Written request: Skip the pictures and quote all of the lines exactly.
--- Begin Given data ---
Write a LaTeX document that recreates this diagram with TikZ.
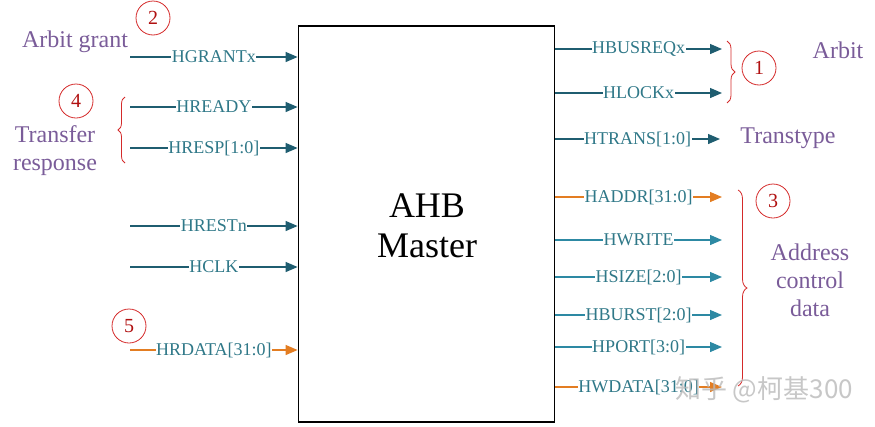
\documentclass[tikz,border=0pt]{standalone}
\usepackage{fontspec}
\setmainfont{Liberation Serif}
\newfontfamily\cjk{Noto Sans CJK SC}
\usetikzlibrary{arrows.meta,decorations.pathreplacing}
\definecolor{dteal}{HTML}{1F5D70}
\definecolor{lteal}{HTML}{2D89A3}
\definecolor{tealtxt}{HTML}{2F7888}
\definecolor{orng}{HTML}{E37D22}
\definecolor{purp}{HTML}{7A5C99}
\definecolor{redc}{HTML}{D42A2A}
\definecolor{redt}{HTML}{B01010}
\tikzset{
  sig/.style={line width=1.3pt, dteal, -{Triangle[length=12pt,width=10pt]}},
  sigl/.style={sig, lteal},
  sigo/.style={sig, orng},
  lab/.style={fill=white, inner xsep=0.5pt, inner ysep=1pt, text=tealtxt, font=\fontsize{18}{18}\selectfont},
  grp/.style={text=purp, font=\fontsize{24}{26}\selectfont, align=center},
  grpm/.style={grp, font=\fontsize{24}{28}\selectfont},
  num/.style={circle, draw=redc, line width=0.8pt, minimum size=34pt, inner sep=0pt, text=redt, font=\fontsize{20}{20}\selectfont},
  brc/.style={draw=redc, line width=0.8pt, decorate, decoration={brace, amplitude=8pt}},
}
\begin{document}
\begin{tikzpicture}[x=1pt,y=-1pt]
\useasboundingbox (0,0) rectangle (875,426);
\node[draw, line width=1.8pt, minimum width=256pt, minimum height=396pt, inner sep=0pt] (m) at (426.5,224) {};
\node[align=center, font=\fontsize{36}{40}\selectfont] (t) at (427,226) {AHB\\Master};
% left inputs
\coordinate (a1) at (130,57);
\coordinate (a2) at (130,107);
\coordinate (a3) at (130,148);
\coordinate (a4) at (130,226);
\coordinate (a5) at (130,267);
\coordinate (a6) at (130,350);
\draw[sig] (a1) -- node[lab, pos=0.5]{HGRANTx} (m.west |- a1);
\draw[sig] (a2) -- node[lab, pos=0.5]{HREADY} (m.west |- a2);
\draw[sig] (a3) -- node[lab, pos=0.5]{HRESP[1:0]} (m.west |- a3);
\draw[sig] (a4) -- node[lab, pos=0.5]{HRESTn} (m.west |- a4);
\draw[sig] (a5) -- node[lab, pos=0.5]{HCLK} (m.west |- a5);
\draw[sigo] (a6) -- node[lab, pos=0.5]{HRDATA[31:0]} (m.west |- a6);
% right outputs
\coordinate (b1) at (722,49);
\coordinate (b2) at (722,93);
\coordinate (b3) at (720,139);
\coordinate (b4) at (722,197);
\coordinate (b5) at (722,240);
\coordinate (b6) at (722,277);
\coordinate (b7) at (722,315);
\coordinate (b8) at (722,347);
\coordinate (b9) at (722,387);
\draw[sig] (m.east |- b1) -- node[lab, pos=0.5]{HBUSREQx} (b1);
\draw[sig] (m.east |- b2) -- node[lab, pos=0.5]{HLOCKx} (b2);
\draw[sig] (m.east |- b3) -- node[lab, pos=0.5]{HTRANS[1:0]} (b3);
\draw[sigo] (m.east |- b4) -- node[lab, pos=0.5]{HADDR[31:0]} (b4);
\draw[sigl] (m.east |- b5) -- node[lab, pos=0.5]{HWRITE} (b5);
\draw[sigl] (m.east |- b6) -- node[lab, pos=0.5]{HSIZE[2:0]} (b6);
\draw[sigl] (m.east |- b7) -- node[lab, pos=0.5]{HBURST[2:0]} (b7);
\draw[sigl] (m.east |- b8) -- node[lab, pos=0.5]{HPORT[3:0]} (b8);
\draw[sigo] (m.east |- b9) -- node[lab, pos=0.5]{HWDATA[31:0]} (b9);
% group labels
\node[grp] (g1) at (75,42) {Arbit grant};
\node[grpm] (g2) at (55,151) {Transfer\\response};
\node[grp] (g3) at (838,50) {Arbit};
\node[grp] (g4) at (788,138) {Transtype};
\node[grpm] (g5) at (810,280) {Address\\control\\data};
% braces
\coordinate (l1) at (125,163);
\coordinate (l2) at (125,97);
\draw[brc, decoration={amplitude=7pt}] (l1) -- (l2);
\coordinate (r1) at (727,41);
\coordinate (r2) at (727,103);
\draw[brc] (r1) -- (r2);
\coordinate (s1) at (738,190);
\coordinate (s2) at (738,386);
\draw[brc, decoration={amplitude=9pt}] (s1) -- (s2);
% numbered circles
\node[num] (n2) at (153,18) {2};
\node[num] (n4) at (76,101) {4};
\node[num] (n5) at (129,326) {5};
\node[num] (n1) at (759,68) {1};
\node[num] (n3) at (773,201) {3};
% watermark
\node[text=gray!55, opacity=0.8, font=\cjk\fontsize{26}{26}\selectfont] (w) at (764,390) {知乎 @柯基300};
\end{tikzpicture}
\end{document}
--- End Given data ---
Exercise result:
Write a LaTeX document that recreates this diagram with TikZ.
\documentclass[tikz,border=0pt]{standalone}
\usepackage{fontspec}
\setmainfont{Liberation Serif}
\newfontfamily\cjk{Noto Sans CJK SC}
\usetikzlibrary{arrows.meta,decorations.pathreplacing}
\definecolor{dteal}{HTML}{1F5D70}
\definecolor{lteal}{HTML}{2D89A3}
\definecolor{tealtxt}{HTML}{2F7888}
\definecolor{orng}{HTML}{E37D22}
\definecolor{purp}{HTML}{7A5C99}
\definecolor{redc}{HTML}{D42A2A}
\definecolor{redt}{HTML}{B01010}
\tikzset{
  sig/.style={line width=1.3pt, dteal, -{Triangle[length=12pt,width=10pt]}},
  sigl/.style={sig, lteal},
  sigo/.style={sig, orng},
  lab/.style={fill=white, inner xsep=0.5pt, inner ysep=1pt, text=tealtxt, font=\fontsize{18}{18}\selectfont},
  grp/.style={text=purp, font=\fontsize{24}{26}\selectfont, align=center},
  grpm/.style={grp, font=\fontsize{24}{28}\selectfont},
  num/.style={circle, draw=redc, line width=0.8pt, minimum size=34pt, inner sep=0pt, text=redt, font=\fontsize{20}{20}\selectfont},
  brc/.style={draw=redc, line width=0.8pt, decorate, decoration={brace, amplitude=8pt}},
}
\begin{document}
\begin{tikzpicture}[x=1pt,y=-1pt]
\useasboundingbox (0,0) rectangle (875,426);
\node[draw, line width=1.8pt, minimum width=256pt, minimum height=396pt, inner sep=0pt] (m) at (426.5,224) {};
\node[align=center, font=\fontsize{36}{40}\selectfont] (t) at (427,226) {AHB\\Master};
% left inputs
\coordinate (a1) at (130,57);
\coordinate (a2) at (130,107);
\coordinate (a3) at (130,148);
\coordinate (a4) at (130,226);
\coordinate (a5) at (130,267);
\coordinate (a6) at (130,350);
\draw[sig] (a1) -- node[lab, pos=0.5]{HGRANTx} (m.west |- a1);
\draw[sig] (a2) -- node[lab, pos=0.5]{HREADY} (m.west |- a2);
\draw[sig] (a3) -- node[lab, pos=0.5]{HRESP[1:0]} (m.west |- a3);
\draw[sig] (a4) -- node[lab, pos=0.5]{HRESTn} (m.west |- a4);
\draw[sig] (a5) -- node[lab, pos=0.5]{HCLK} (m.west |- a5);
\draw[sigo] (a6) -- node[lab, pos=0.5]{HRDATA[31:0]} (m.west |- a6);
% right outputs
\coordinate (b1) at (722,49);
\coordinate (b2) at (722,93);
\coordinate (b3) at (720,139);
\coordinate (b4) at (722,197);
\coordinate (b5) at (722,240);
\coordinate (b6) at (722,277);
\coordinate (b7) at (722,315);
\coordinate (b8) at (722,347);
\coordinate (b9) at (722,387);
\draw[sig] (m.east |- b1) -- node[lab, pos=0.5]{HBUSREQx} (b1);
\draw[sig] (m.east |- b2) -- node[lab, pos=0.5]{HLOCKx} (b2);
\draw[sig] (m.east |- b3) -- node[lab, pos=0.5]{HTRANS[1:0]} (b3);
\draw[sigo] (m.east |- b4) -- node[lab, pos=0.5]{HADDR[31:0]} (b4);
\draw[sigl] (m.east |- b5) -- node[lab, pos=0.5]{HWRITE} (b5);
\draw[sigl] (m.east |- b6) -- node[lab, pos=0.5]{HSIZE[2:0]} (b6);
\draw[sigl] (m.east |- b7) -- node[lab, pos=0.5]{HBURST[2:0]} (b7);
\draw[sigl] (m.east |- b8) -- node[lab, pos=0.5]{HPORT[3:0]} (b8);
\draw[sigo] (m.east |- b9) -- node[lab, pos=0.5]{HWDATA[31:0]} (b9);
% group labels
\node[grp] (g1) at (75,42) {Arbit grant};
\node[grpm] (g2) at (55,151) {Transfer\\response};
\node[grp] (g3) at (838,50) {Arbit};
\node[grp] (g4) at (788,138) {Transtype};
\node[grpm] (g5) at (810,280) {Address\\control\\data};
% braces
\coordinate (l1) at (125,163);
\coordinate (l2) at (125,97);
\draw[brc, decoration={amplitude=7pt}] (l1) -- (l2);
\coordinate (r1) at (727,41);
\coordinate (r2) at (727,103);
\draw[brc] (r1) -- (r2);
\coordinate (s1) at (738,190);
\coordinate (s2) at (738,386);
\draw[brc, decoration={amplitude=9pt}] (s1) -- (s2);
% numbered circles
\node[num] (n2) at (153,18) {2};
\node[num] (n4) at (76,101) {4};
\node[num] (n5) at (129,326) {5};
\node[num] (n1) at (759,68) {1};
\node[num] (n3) at (773,201) {3};
% watermark
\node[text=gray!55, opacity=0.8, font=\cjk\fontsize{26}{26}\selectfont] (w) at (764,390) {知乎 @柯基300};
\end{tikzpicture}
\end{document}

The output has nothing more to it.